[Charts and diagrams as code]
——

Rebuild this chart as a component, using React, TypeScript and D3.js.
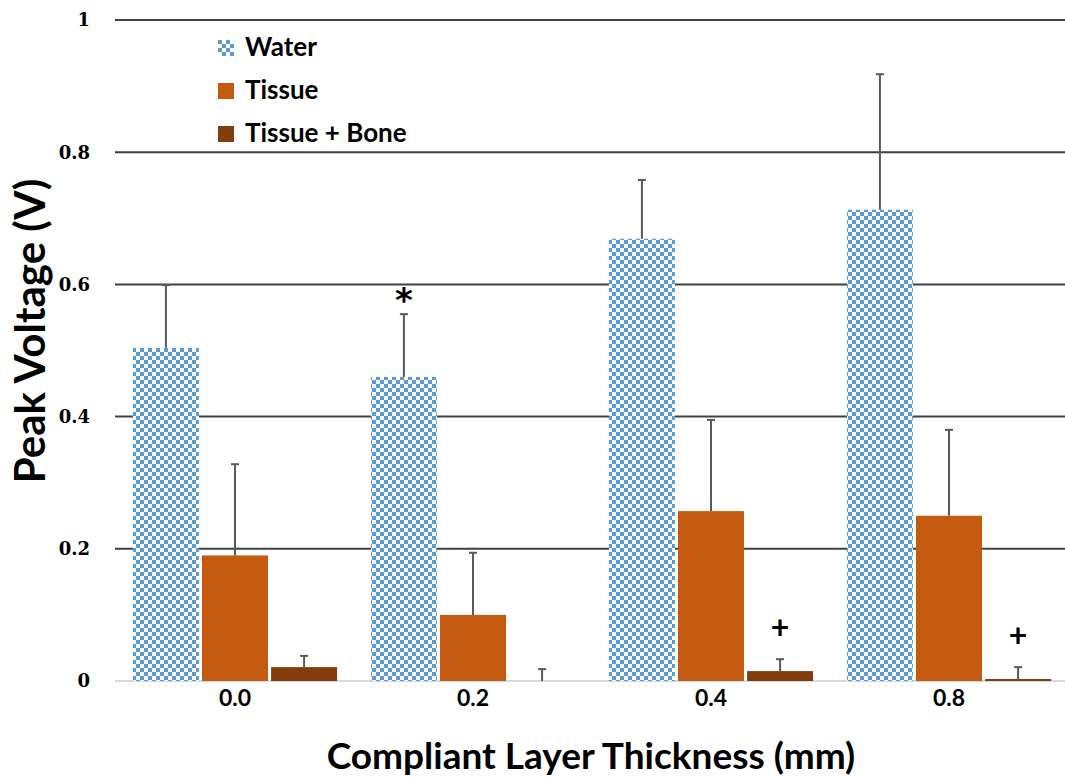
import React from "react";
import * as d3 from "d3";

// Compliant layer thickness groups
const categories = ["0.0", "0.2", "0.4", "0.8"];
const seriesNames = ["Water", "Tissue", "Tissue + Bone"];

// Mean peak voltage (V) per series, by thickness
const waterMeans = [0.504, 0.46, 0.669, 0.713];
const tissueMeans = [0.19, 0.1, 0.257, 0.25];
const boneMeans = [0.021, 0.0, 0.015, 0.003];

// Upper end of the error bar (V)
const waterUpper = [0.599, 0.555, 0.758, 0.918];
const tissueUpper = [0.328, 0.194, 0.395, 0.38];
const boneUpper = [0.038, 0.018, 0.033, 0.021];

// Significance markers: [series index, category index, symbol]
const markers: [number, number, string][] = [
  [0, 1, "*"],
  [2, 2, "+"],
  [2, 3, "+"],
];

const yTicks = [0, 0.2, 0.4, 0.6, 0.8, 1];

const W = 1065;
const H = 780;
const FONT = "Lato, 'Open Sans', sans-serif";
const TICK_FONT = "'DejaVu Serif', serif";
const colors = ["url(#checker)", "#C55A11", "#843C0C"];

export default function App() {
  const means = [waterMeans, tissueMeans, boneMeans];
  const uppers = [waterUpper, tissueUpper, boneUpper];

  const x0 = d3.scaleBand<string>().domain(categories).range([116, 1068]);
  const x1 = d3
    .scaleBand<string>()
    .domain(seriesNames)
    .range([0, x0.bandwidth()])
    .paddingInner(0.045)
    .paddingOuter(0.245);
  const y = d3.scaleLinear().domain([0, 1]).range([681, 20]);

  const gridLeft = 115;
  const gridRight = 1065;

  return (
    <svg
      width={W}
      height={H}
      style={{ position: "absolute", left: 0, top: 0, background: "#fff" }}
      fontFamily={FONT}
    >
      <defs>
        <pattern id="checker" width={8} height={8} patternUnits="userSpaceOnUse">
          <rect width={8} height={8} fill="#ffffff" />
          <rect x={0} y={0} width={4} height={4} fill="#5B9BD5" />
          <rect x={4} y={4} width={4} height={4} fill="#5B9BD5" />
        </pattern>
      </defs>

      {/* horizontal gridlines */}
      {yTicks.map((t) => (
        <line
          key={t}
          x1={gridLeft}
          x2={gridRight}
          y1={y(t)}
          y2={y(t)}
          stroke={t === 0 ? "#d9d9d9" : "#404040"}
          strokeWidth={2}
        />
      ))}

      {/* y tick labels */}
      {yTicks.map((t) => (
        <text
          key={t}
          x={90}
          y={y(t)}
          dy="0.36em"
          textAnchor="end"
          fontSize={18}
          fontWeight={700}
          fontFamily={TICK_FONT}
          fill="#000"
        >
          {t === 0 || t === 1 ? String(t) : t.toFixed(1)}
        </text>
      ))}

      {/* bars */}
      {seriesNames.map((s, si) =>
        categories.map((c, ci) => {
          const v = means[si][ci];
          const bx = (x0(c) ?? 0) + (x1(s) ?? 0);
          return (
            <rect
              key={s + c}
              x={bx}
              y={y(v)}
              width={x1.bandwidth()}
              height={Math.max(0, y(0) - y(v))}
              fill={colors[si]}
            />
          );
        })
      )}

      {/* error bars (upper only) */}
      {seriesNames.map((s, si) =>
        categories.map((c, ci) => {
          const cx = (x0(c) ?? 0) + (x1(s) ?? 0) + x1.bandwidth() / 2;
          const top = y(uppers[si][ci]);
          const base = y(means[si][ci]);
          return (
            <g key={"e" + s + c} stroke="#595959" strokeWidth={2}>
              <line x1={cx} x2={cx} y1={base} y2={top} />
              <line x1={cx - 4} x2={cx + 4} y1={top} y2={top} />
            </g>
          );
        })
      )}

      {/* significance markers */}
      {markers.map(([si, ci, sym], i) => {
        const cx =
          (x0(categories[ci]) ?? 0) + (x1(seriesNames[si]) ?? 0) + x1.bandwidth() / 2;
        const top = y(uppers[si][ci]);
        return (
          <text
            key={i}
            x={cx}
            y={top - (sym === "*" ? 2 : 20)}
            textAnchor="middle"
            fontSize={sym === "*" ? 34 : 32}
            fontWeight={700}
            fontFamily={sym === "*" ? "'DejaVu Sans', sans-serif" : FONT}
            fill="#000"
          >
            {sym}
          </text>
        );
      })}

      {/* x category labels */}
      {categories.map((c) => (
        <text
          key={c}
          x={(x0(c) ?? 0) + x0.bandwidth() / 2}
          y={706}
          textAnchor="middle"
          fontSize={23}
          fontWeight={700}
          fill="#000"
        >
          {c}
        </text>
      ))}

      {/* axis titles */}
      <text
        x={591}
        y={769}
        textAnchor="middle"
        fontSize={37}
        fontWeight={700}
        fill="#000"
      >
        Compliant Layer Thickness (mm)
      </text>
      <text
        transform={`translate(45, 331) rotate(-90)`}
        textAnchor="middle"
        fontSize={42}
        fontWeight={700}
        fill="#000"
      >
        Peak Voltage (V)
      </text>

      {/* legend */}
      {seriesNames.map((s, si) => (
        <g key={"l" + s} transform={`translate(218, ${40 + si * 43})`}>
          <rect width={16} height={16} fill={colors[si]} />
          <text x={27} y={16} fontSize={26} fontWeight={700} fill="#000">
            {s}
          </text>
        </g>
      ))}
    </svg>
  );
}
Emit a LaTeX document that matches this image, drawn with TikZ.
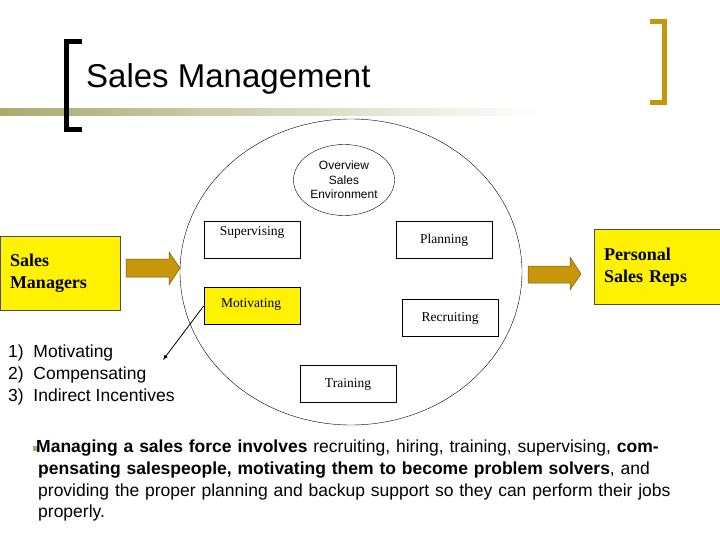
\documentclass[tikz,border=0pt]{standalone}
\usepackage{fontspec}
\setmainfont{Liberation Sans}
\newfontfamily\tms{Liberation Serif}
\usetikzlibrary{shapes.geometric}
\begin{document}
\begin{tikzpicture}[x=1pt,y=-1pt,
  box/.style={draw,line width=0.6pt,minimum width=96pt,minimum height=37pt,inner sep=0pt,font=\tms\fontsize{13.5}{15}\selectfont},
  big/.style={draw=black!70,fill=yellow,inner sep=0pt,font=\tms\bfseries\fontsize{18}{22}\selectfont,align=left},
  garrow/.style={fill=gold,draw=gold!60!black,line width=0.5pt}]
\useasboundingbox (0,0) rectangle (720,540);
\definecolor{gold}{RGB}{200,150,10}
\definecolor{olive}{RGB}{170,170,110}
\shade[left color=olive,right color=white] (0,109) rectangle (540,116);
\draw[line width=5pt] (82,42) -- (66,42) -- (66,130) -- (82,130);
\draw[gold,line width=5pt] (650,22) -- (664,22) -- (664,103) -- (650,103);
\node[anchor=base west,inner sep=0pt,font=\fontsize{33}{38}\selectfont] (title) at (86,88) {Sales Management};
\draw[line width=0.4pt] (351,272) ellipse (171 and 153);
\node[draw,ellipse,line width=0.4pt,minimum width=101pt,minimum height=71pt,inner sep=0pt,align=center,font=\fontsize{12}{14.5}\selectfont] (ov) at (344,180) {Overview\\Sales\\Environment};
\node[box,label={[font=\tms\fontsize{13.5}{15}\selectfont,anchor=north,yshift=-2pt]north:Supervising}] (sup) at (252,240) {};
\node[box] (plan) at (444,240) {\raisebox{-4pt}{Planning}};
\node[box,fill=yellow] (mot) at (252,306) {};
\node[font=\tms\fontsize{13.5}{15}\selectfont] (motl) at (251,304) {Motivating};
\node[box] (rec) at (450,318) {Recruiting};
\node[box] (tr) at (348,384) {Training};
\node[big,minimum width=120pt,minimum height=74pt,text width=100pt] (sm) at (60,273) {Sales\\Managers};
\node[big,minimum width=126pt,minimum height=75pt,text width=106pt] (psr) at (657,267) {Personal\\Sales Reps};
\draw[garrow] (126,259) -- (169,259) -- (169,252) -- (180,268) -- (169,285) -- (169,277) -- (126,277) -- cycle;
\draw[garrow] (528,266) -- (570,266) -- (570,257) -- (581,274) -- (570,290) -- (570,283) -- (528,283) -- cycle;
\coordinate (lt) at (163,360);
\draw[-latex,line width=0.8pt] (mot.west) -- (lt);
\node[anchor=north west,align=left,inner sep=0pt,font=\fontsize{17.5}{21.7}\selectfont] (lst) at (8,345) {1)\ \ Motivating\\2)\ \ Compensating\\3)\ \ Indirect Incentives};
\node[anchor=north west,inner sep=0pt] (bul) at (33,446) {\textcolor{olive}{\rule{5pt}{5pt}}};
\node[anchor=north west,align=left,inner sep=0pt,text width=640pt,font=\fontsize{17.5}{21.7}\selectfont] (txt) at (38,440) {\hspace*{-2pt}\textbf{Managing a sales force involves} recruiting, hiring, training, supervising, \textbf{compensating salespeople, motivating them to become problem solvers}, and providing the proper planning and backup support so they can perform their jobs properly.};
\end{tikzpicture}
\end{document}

——

**What the exercise asks:**
Everything from the first line of the records through the line containing "const boneMeans = [0.021, 0.0, 0.015, 0.003];" should be reproduced exactly, apart from the pictures.

**Problem solution:**
Rebuild this chart as a component, using React, TypeScript and D3.js.
import React from "react";
import * as d3 from "d3";

// Compliant layer thickness groups
const categories = ["0.0", "0.2", "0.4", "0.8"];
const seriesNames = ["Water", "Tissue", "Tissue + Bone"];

// Mean peak voltage (V) per series, by thickness
const waterMeans = [0.504, 0.46, 0.669, 0.713];
const tissueMeans = [0.19, 0.1, 0.257, 0.25];
const boneMeans = [0.021, 0.0, 0.015, 0.003];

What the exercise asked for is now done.